2019 Kyushu Basho: Day 11

Stan Talks about Japan

2019 Kyushu Basho: Day 11

2019 Kyushu Basho: Day 10
2019 Kyushu Basho: Day 12

Today we’re two-thirds of the way through the Kyushu Basho and yokozuna Hakuho remains the sole leader with a 9–1 record, and komusubi Asanoyama is the only rikishi immediately on his tail at 8–2. Even after that, there are only four rikishi who have managed to go 7–3 over the first ten days—ozeki Takakeisho, M10 Shodai, M13 Kagayaki, and M13 Chiyomary. If things continue like this we may have the yusho [tournament championship] decided before we even reach the final weekend.
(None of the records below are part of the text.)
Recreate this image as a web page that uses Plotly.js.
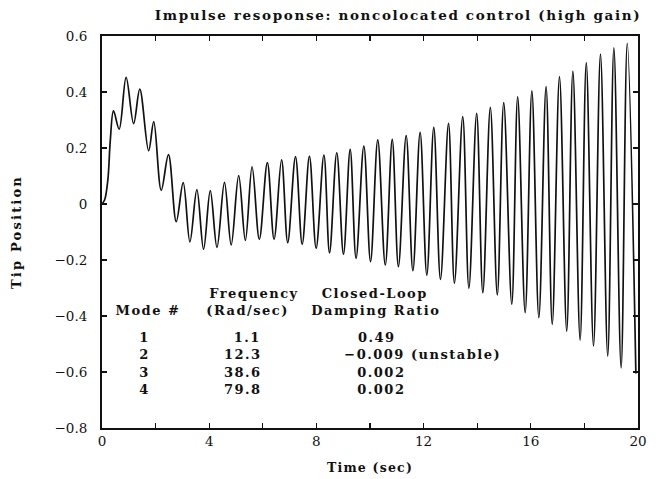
<!DOCTYPE html>
<html>
<head>
<meta charset="utf-8">
<script src="https://cdn.plot.ly/plotly-3.0.1.min.js"></script>
<style>
  html, body { margin: 0; padding: 0; background: #fff; }
  #plot { width: 658px; height: 479px; }
  #plot .annotation-text { letter-spacing: 1.5px; }
  #plot .gtitle { letter-spacing: 1.65px; }
  #plot .xtitle { letter-spacing: 1.2px; }
  #plot .ytitle { letter-spacing: 2.2px; }
</style>
</head>
<body>
<div id="plot"></div>
<script>
// Tip position (time in sec, value)
const timeSec = [0, 0.10, 0.22, 0.31, 0.43, 0.64, 0.90, 1.18, 1.41, 1.74, 1.93, 2.21, 2.48, 2.77, 3.03,
  3.28, 3.54, 3.79, 4.04, 4.29, 4.57, 4.82, 5.10, 5.35, 5.60, 5.87, 6.17, 6.42, 6.70, 6.93,
  7.22, 7.47, 7.74, 7.99, 8.28, 8.49, 8.76, 9.01, 9.26, 9.48, 9.77, 10.02, 10.29, 10.57, 10.83,
  11.06, 11.35, 11.60, 11.87, 12.12, 12.38, 12.63, 12.93, 13.15, 13.46, 13.69, 13.98, 14.21,
  14.49, 14.75, 14.99, 15.29, 15.51, 15.79, 16.04, 16.30, 16.57, 16.80, 17.07, 17.34, 17.57,
  17.84, 18.07, 18.34, 18.60, 18.87, 19.10, 19.37, 19.60, 19.92];
const tipPosition = [0, 0.015, 0.088, 0.228, 0.333, 0.267, 0.452, 0.287, 0.410, 0.190, 0.294, 0.049, 0.176, -0.063, 0.076,
  -0.135, 0.051, -0.162, 0.048, -0.155, 0.077, -0.146, 0.101, -0.130, 0.133, -0.126, 0.148, -0.126, 0.158, -0.138,
  0.169, -0.144, 0.171, -0.158, 0.175, -0.174, 0.183, -0.179, 0.195, -0.194, 0.207, -0.206, 0.229, -0.218, 0.231,
  -0.224, 0.244, -0.238, 0.256, -0.254, 0.274, -0.269, 0.288, -0.283, 0.312, -0.301, 0.324, -0.317,
  0.345, -0.325, 0.362, -0.358, 0.383, -0.388, 0.404, -0.406, 0.419, -0.430, 0.455, -0.454, 0.475,
  -0.486, 0.505, -0.507, 0.535, -0.543, 0.558, -0.585, 0.574, -0.605];

// Table of modes
const modeNumbers = ['1', '2', '3', '4'];
const frequencies = ['1.1', '12.3', '38.6', '79.8'];
const dampingRatios = ['0.49', '\u22120.009 (unstable)', '0.002', '0.002'];
const rowY = [-0.475, -0.539, -0.603, -0.664];

const xTickVals = [0, 2, 4, 6, 8, 10, 12, 14, 16, 18, 20];
const xTickText = ['0', '', '4', '', '8', '', '12', '', '16', '', '20'];
const yTickVals = [-0.8, -0.6, -0.4, -0.2, 0, 0.2, 0.4, 0.6];

const FONT = 'DejaVu Serif, Liberation Serif, serif';
const INK = '#111';

const annotations = [];
function addText(text, x, y, anchor) {
  annotations.push({ text: '<b>' + text + '</b>', x: x, y: y, xref: 'x', yref: 'y',
    xanchor: anchor, yanchor: 'middle', showarrow: false, borderpad: 0,
    font: { family: FONT, size: 13, color: INK } });
}
addText('Frequency', 5.69, -0.321, 'center');
addText('Closed-Loop', 10.17, -0.321, 'center');
addText('Mode #', 1.70, -0.382, 'center');
addText('(Rad/sec)', 5.43, -0.382, 'center');
addText('Damping Ratio', 10.24, -0.382, 'center');
modeNumbers.forEach((m, i) => {
  addText(m, 1.59, rowY[i], 'center');
  addText(frequencies[i], 5.88, rowY[i], 'right');
  const d = dampingRatios[i];
  addText(d, d.startsWith('\u2212') ? 9.49 : 9.61, rowY[i], 'left');
});

const trace = {
  x: timeSec, y: tipPosition, type: 'scatter', mode: 'lines',
  line: { color: INK, width: 1.7, shape: 'spline', smoothing: 1 },
  hoverinfo: 'skip'
};

const layout = {
  width: 658, height: 479,
  margin: { l: 102, r: 20, t: 36, b: 51 },
  paper_bgcolor: '#fff', plot_bgcolor: '#fff',
  showlegend: false,
  font: { family: FONT, color: INK, size: 13 },
  title: { text: '<b>Impulse resoponse: noncolocated control (high gain)</b>',
    x: 398 / 658, xanchor: 'center', y: 1 - 15 / 479, yanchor: 'middle',
    font: { family: FONT, size: 13.5, color: INK } },
  xaxis: {
    range: [0, 20], tickvals: xTickVals, ticktext: xTickText,
    ticks: 'inside', ticklen: 5, tickwidth: 1.2, tickcolor: INK,
    showline: true, linewidth: 2, linecolor: INK, mirror: 'ticks',
    showgrid: false, zeroline: false,
    tickfont: { family: FONT, size: 13.5, color: INK },
    title: { text: '<b>Time (sec)</b>', standoff: 15, font: { family: FONT, size: 12.5, color: INK } }
  },
  yaxis: {
    range: [-0.8, 0.6], tickvals: yTickVals,
    ticks: 'inside', ticklen: 5, tickwidth: 1.2, tickcolor: INK,
    showline: true, linewidth: 2, linecolor: INK, mirror: 'ticks',
    showgrid: false, zeroline: false, ticklabelstandoff: 10,
    tickfont: { family: FONT, size: 13.5, color: INK },
    title: { text: '<b>Tip Position</b>', standoff: 30, font: { family: FONT, size: 13, color: INK } }
  },
  annotations: annotations
};

Plotly.newPlot('plot', [trace], layout, { staticPlot: true, displayModeBar: false });
</script>
</body>
</html>
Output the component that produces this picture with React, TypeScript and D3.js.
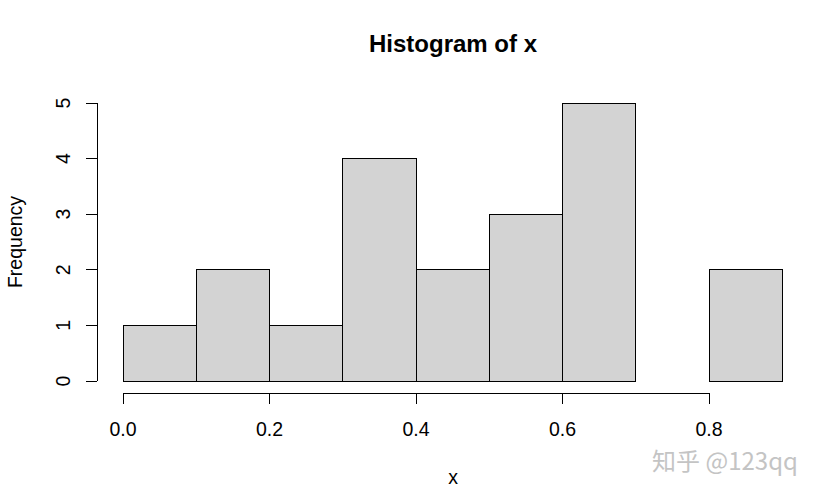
import * as d3 from 'd3';

const binEdges = [0, 0.1, 0.2, 0.3, 0.4, 0.5, 0.6, 0.7, 0.8, 0.9];
const counts = [1, 2, 1, 4, 2, 3, 5, 0, 2];
const xTicks = [0, 0.2, 0.4, 0.6, 0.8];
const yTicks = [0, 1, 2, 3, 4, 5];

export default function App() {
  const width = 821;
  const height = 497;
  const font = '"Liberation Sans", Arial, sans-serif';

  const x = d3.scaleLinear().domain([0, 0.8]).range([123, 709]);
  const y = d3.scaleLinear().domain([0, 5]).range([381, 103]);

  const bins = counts.map((c, i) => ({ x0: binEdges[i], x1: binEdges[i + 1], count: c }));
  const axisY = 393;
  const axisX = 97;

  return (
    <svg
      width={width}
      height={height}
      style={{ position: 'absolute', left: 0, top: 0, background: '#fff' }}
      fontFamily={font}
    >
      <rect width={width} height={height} fill="#fff" />
      {/* bars */}
      {bins.map((b, i) => (
        <rect
          key={i}
          x={x(b.x0)}
          y={y(b.count)}
          width={x(b.x1) - x(b.x0)}
          height={y(0) - y(b.count)}
          fill="#d3d3d3"
          stroke="#000"
          strokeWidth={1}
          shapeRendering="crispEdges"
        />
      ))}
      {/* x axis */}
      <line x1={x(0)} x2={x(0.8)} y1={axisY} y2={axisY} stroke="#000" shapeRendering="crispEdges" />
      {xTicks.map((t) => (
        <g key={t}>
          <line x1={x(t)} x2={x(t)} y1={axisY} y2={axisY + 11} stroke="#000" shapeRendering="crispEdges" />
          <text x={x(t)} y={436} textAnchor="middle" fontSize={19.5}>
            {d3.format('.1f')(t)}
          </text>
        </g>
      ))}
      {/* y axis */}
      <line x1={axisX} x2={axisX} y1={y(0)} y2={y(5)} stroke="#000" shapeRendering="crispEdges" />
      {yTicks.map((t) => (
        <g key={t}>
          <line x1={axisX - 11} x2={axisX} y1={y(t)} y2={y(t)} stroke="#000" shapeRendering="crispEdges" />
          <text
            transform={`translate(70,${y(t)}) rotate(-90)`}
            textAnchor="middle"
            fontSize={19.5}
          >
            {t}
          </text>
        </g>
      ))}
      {/* titles */}
      <text x={453} y={52} textAnchor="middle" fontSize={24} fontWeight="bold">
        Histogram of x
      </text>
      <text x={453} y={484} textAnchor="middle" fontSize={19.5}>
        x
      </text>
      <text transform={`translate(22,${y(2.5)}) rotate(-90)`} textAnchor="middle" fontSize={19.5}>
        Frequency
      </text>
      {/* watermark */}
      <text
        x={725}
        y={470}
        textAnchor="middle"
        fontSize={24}
        fill="#c4c4c4"
        fontFamily='"Noto Sans CJK SC", sans-serif'
      >
        知乎 @123qq
      </text>
    </svg>
  );
}
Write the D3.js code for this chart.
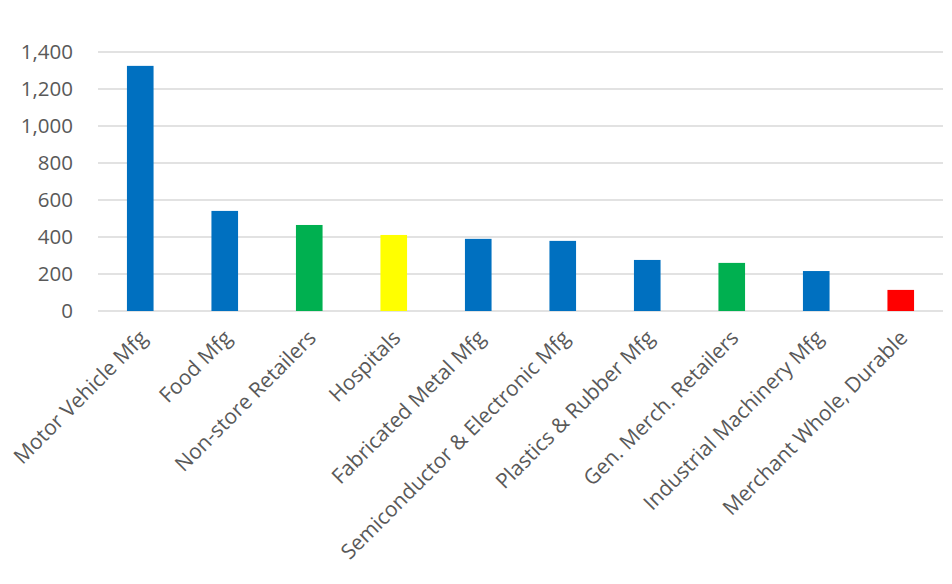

• Under normal circumstances, at this juncture Hakuho would begin a series of bouts against sekiwake, ozeki, and yokozuna opponents. However, most of them are kyujo [absent due to injury] so he only has TWO such high-level opponents to face—ozeki Takakeisho and sekiwake Mitakumi—and Hakuho has already fought (and beaten) two of the four komusubi. Say what you will about Hakuho’s strength slipping, he has more experience than all of his opponents put together, and this may be the easiest schedule he’s ever seen in the waning days of a tournament.
• Asanoyama is looking very good—certainly better than I’d expected him to. His only two loses so far have been to Hakuho on Day 3 and komusubi Endo on Day6. In the meanwhile he’s beaten Takakeisho, komusubi Hokutofuji, komusubi Abi, and both M1 rikishi (Daieisho and Okinoumi). Add that together with his yusho win in May, and he may be one of the big names to watch in 2020.
• Mitakeumi continues to bounce around this basho, following a good win with a questionable loss. He’s 5–5 at the start of today’s action, and so must win three of his remaining five matches to get kachi-koshi. Once he manages that, he can worry about whether or not it’s even possible for him to aim for double-digit wins. The biggest thing standing in the way of his desired promotion to sumo’s second-highest rank is his inconsistency from. Interestingly, that’s what held for-now-ozeki Takayasu back for years, and after he seemed to have overcome it and earned an ozeki promotion, he has gone right back to his old inconsistent ways. Now he finds himself both kadoban [threatened with ozeki demotion] AND kyujo with a 3–5–2 record. If he doesn’t get back into action today (and he seems to have no plans to) he will be demoted to sekiwake in January.